The fifth Whitbread Round the World Race for the Beefeater Trophy will be at sea for Christmas, scheduled to depart Fremantle, Australia, Saturday.
Since leaving Plymouth, England, on Sept. 2, the 23 entries have experienced two deaths, survival conditions and an incredibly close finish of the second leg.
The boat Fisher & Paykel of New Zealand led for most of the 7,650-nautical mile leg--the longest and most difficult--from Punta del Este, Uruguay, through the Southern Ocean to Fremantle. Then it was becalmed one day off Australia, allowing New Zealand's Steinlager 2, England's Rothmans and Switzerland's Merit to finish ahead.

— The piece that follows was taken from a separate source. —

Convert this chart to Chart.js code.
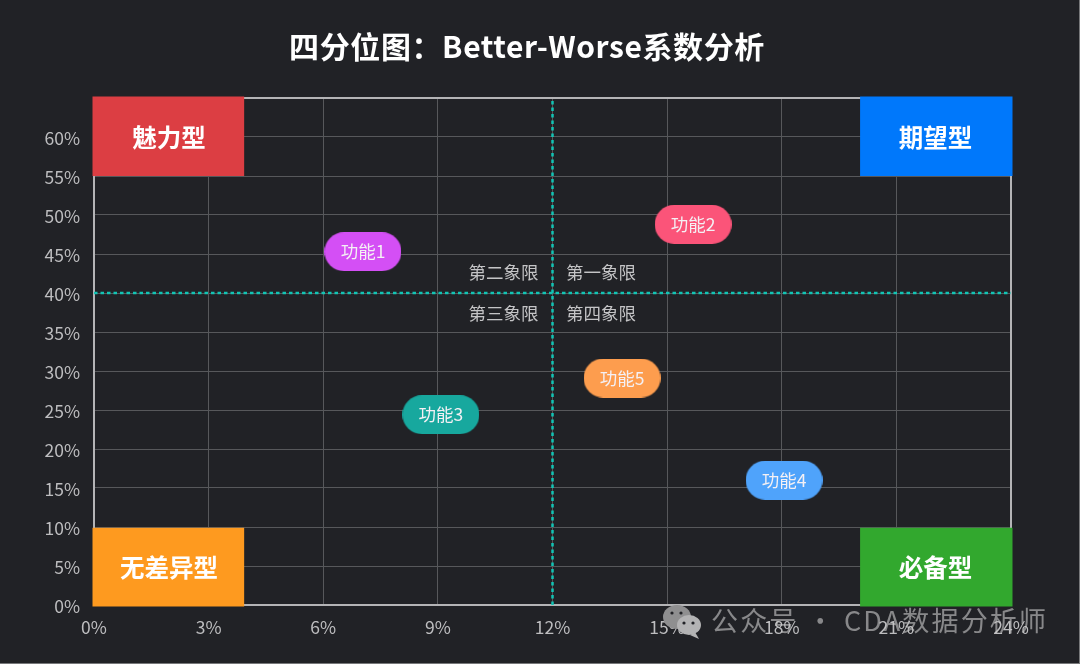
<!DOCTYPE html>
<html lang="zh">
<head>
<meta charset="utf-8">
<title>四分位图</title>
<style>
  html, body { margin: 0; width: 1080px; height: 664px; overflow: hidden; background: #212226; }
  #chartBox { position: absolute; left: 0; top: 0; width: 1080px; height: 664px; }
  #chartTitle { position: absolute; left: 0; top: 23px; width: 1054px; text-align: center; color: #fff;
          font: bold 30px/44px "Noto Sans CJK SC", sans-serif; letter-spacing: .6px; }
  #mark { position: absolute; left: 662px; top: 599px; width: 400px; height: 44px; color: rgba(205,205,205,.6);
          font: 27px "Noto Sans CJK SC", sans-serif; letter-spacing: 2.15px; line-height: 42px; white-space: nowrap; }
  #mark svg { position: absolute; left: 0; top: 4px; }
  #mark span { position: absolute; left: 49px; top: 0; }
  #edge { position: absolute; left: 0; top: 0; width: 1079px; height: 663px; border-right: 1px solid #77787a; border-bottom: 1px solid #77787a; }
</style>
</head>
<body>
<div id="chartBox"><canvas id="chart"></canvas></div>
<div id="chartTitle">四分位图：Better-Worse系数分析</div>
<div id="mark">
  <svg width="42" height="38" viewBox="0 0 42 38">
    <ellipse cx="15" cy="14" rx="14" ry="12" fill="#8f8f90"/>
    <ellipse cx="27" cy="22" rx="12" ry="10" fill="#b3b3b4"/>
    <path d="M33 29l4 7-9-4z" fill="#b3b3b4"/>
    <circle cx="22" cy="20" r="1.6" fill="#212226"/><circle cx="31" cy="20" r="1.6" fill="#212226"/>
    <circle cx="10" cy="10" r="1.6" fill="#212226"/><circle cx="19" cy="10" r="1.6" fill="#212226"/>
  </svg>
  <span>公众号 · CDA数据分析师</span>
</div>
<div id="edge"></div>
<script src="https://cdn.jsdelivr.net/npm/chart.js@4"></script>
<script>
const FONT = '"Noto Sans CJK SC", "Noto Sans", sans-serif';

// features (x = worse %, y = better %)
const featureNames = ['功能1', '功能2', '功能3', '功能4', '功能5'];
const featureX = [7.04, 15.68, 9.08, 18.06, 13.82];
const featureY = [45.3, 48.8, 24.4, 16.0, 29.1];
const featureColors = ['#d44ff5', '#fb5479', '#17a89e', '#4fa3fb', '#fd9d4e'];

// quadrant split
const splitX = 12;
const splitY = 40;
const quadrantNames = ['第一象限', '第二象限', '第三象限', '第四象限'];
const quadrantX = [13.27, 10.72, 10.72, 13.27];
const quadrantY = [42.6, 42.6, 37.4, 37.4];

// corner blocks
const blockNames = ['魅力型', '期望型', '无差异型', '必备型'];
const blockX0 = [0, 20.05, 0, 20.05];
const blockX1 = [3.93, 24, 3.93, 24];
const blockY0 = [55, 55, 0, 0];
const blockY1 = [65, 65, 9.9, 9.9];
const blockColors = ['#dc3e43', '#0078fb', '#fe9a1f', '#32a82e'];

const xMax = 24;
const yMax = 65;
const yHidden = 65;

/* -----------------------------
   Pill used as point style
------------------------------ */
function makePill(color) {
  const c = document.createElement('canvas');
  c.width = 77;
  c.height = 39;
  const ctx = c.getContext('2d');
  ctx.fillStyle = color;
  ctx.beginPath();
  ctx.roundRect(0, 0, 77, 39, 19.5);
  ctx.fill();
  return c;
}

/* -----------------------------
   Frame, corner blocks, labels
------------------------------ */
const decorPlugin = {
  id: 'decor',
  beforeDatasetsDraw(chart) {
    const { ctx, chartArea: a, scales: { x, y } } = chart;
    ctx.save();
    ctx.strokeStyle = '#b4b4b6';
    ctx.lineWidth = 2;
    ctx.strokeRect(a.left, a.top, a.right - a.left, a.bottom - a.top);
    blockNames.forEach((name, i) => {
      const l = x.getPixelForValue(blockX0[i]);
      const r = x.getPixelForValue(blockX1[i]);
      const t = y.getPixelForValue(blockY1[i]);
      const b = y.getPixelForValue(blockY0[i]);
      // grow past the frame line on the sides that sit on it
      const l2 = blockX0[i] === 0 ? l - 1.5 : l;
      const r2 = blockX1[i] === xMax ? r + 1.5 : r;
      const t2 = blockY1[i] === yMax ? t - 1.5 : t;
      const b2 = blockY0[i] === 0 ? b + 1.5 : b;
      ctx.fillStyle = blockColors[i];
      ctx.fillRect(l2, t2, r2 - l2, b2 - t2);
      ctx.fillStyle = '#fff';
      ctx.font = 'bold 24.5px ' + FONT;
      ctx.textAlign = 'center';
      ctx.textBaseline = 'middle';
      ctx.fillText(name, (l + r) / 2, (t + b) / 2 + 1);
    });
    ctx.restore();
  },
  afterDatasetsDraw(chart) {
    const { ctx, scales: { x, y } } = chart;
    ctx.save();
    ctx.textAlign = 'center';
    ctx.textBaseline = 'middle';
    ctx.font = '17.5px ' + FONT;
    ctx.fillStyle = '#f4f0f4';
    featureNames.forEach((name, i) => {
      ctx.fillText(name, x.getPixelForValue(featureX[i]), y.getPixelForValue(featureY[i]));
    });
    ctx.fillStyle = '#c4c4c6';
    ctx.font = '17.5px ' + FONT;
    quadrantNames.forEach((name, i) => {
      ctx.fillText(name, x.getPixelForValue(quadrantX[i]), y.getPixelForValue(quadrantY[i]));
    });
    ctx.restore();
  }
};

/* -----------------------------
   Chart
------------------------------ */
const dashLine = (data) => ({
  type: 'scatter',
  data,
  showLine: true,
  borderColor: '#12c4b4',
  borderWidth: 2.5,
  borderDash: [3.5, 3],
  pointRadius: 0
});

new Chart(document.getElementById('chart'), {
  type: 'scatter',
  data: {
    datasets: [
      dashLine([{ x: 0, y: splitY }, { x: xMax, y: splitY }]),
      dashLine([{ x: splitX, y: 0 }, { x: splitX, y: yMax }]),
      {
        data: featureNames.map((_, i) => ({ x: featureX[i], y: featureY[i] })),
        pointStyle: featureColors.map(makePill),
        pointRadius: 20
      }
    ]
  },
  options: {
    responsive: true,
    maintainAspectRatio: false,
    animation: false,
    layout: { padding: { top: 98, right: 69 } },
    plugins: {
      legend: { display: false },
      tooltip: { enabled: false },
      title: { display: false }
    },
    scales: {
      x: {
        type: 'linear',
        min: 0,
        max: xMax,
        afterFit: s => { s.height = 59; },
        border: { color: '#b4b4b6', width: 2 },
        grid: { color: '#57585b', lineWidth: 1, drawTicks: false },
        ticks: {
          stepSize: 3,
          padding: 12,
          maxRotation: 0,
          color: '#bdbdbf',
          font: { family: FONT, size: 17.5 },
          callback: v => v + '%'
        }
      },
      y: {
        type: 'linear',
        min: 0,
        max: yMax,
        afterFit: s => { s.width = 94; },
        border: { color: '#b4b4b6', width: 2 },
        grid: { color: '#57585b', lineWidth: 1, drawTicks: false },
        ticks: {
          stepSize: 5,
          padding: 14,
          labelOffset: 1.5,
          color: '#bdbdbf',
          font: { family: FONT, size: 17.5 },
          callback: v => (v === yHidden ? '' : v + '%')
        }
      }
    }
  },
  plugins: [decorPlugin]
});
</script>
</body>
</html>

After sailing almost a third of the distance around the world on that leg, skipper Peter Blake steered Steinlager 2 into Fremantle 1 hour, 33 minutes ahead of Rothmans, followed by Merit 28 \o7 seconds \f7 later.
John Jourdane of Long Beach, navigator on Fisher & Paykel, reported via British Telecom Data that winds up to 50 knots pushed his boat through steep, icy seas at an average speed of 11.5 knots, with one six-day run of 2,051 miles.
"That's a 6 1/2-day Transpac," Jourdane said.
The Transpac record from Pt. Fermin to Honolulu is 8 1/2 days by Merlin in 1979.
"It was extremely cold for two weeks, with snow and ice covering the deck almost every day," Jourdane said. "We saw icebergs on six different days. At one point, the lines on the winches were frozen solid and wouldn't move."
Trying to hold their footing on icy decks, six crewmen went overboard from various boats. All were recovered, although one--Anthony Phillips, 36, of the British entry Creighton's Naturally--died of hypothermia after a half-hour in the water. At his parents' request, he was buried at sea.
Jourdane said: "Every one of us clipped our life harnesses on and held on a little tighter. It brought home just how close we are sailing to danger and death."
Etienne Giroire, on Sweden's The Card, broke an arm, and Rafael Tibau, on Spain's Fortuna, broke a leg. But icebergs and icy decks were only some of the threats.
"A pod of six blue whales, 50 to 80 feet long, stayed with us for two days," Jourdane said.
During the layover at Punta del Este, Soviet skipper Alexei Gryshenko, 43, was found hanged in a tree, apparently a suicide. Co-skipper Skip Novak of Chicago continued to sail the Soviet entry, Fazisi, and placed 10th on the second leg for ninth overall.
Steinlager 2 leads the overall standings, followed by Merit, Fisher & Paykel and Rothmans. There are no American entries, although the fleet is scheduled to make the event's first American landfall ever at Ft. Lauderdale, Fla., in early or mid-April before sailing the last leg to England.
OLYMPICS--The U.S. Olympic Yachting Committee, unlike 1988, is taking care to match wind conditions at the '92 trials sites with the Olympic courses off Barcelona, Spain. Four of the 10 classes--the men's and women's 470, Finn and women's European dinghy--have been scheduled for Newport Beach in mid-April of '92 and Star and Flying Dutchman for Miami in late April. Soling, Tornado and men's and women's sailboards are undetermined but probably will be somewhere in Florida, although Marina del Rey is possible for Tornado. Meteorologist Chris Bedford, who worked with Dennis Conner in the '87 America's Cup at Fremantle, Australia, has been to Spain to check conditions. OYC Chairman Mike Schoettle of Los Angeles said the selection of the sailboard site is so fine that a minimum prevailing breeze of 11 knots--Barcelona conditions--is the breaking point. "That's when a sailboard stops sailing on its bottom and starts sailing on its edge," Schoettle said.
AMERICA'S CUP--One of the more bizarre bids has come from Charles Ellery, who identified himself as commodore of the Portola Sail Yacht Club of Santa Cruz, which he said dates only to 1987 , has no clubhouse and charges only $60 for lifetime dues. Ellery proposed to raise a $26-million budget and use an all-women crew skippered by '88 Olympic gold medalist Allison Jolly of Long Beach. Without her commitment or permission, he has used her name in proposals to race organizers and potential sponsors. Jolly said: "I've met him once. I have a feeling this isn't anything I want to be connected with." Ellery also said he has "invited Mr. Bill Lee of Santa Cruz 70 yacht fame to design and build (the boat)." Apparently, Lee has nothing to do with it, either. . . . Ellery's proposal is not to be confused with that of Philip Freedman of San Diego, an operations agent at Lindbergh Field, who bought the America II 12-meter and hopes to try for the Cup as the Betsy Ross syndicate with a crew of no fewer than 40% women on one of the new 90-foot America's Cup class boats. . . . Whichever way the final court decision goes, New Zealand plans to launch its new boat by next October.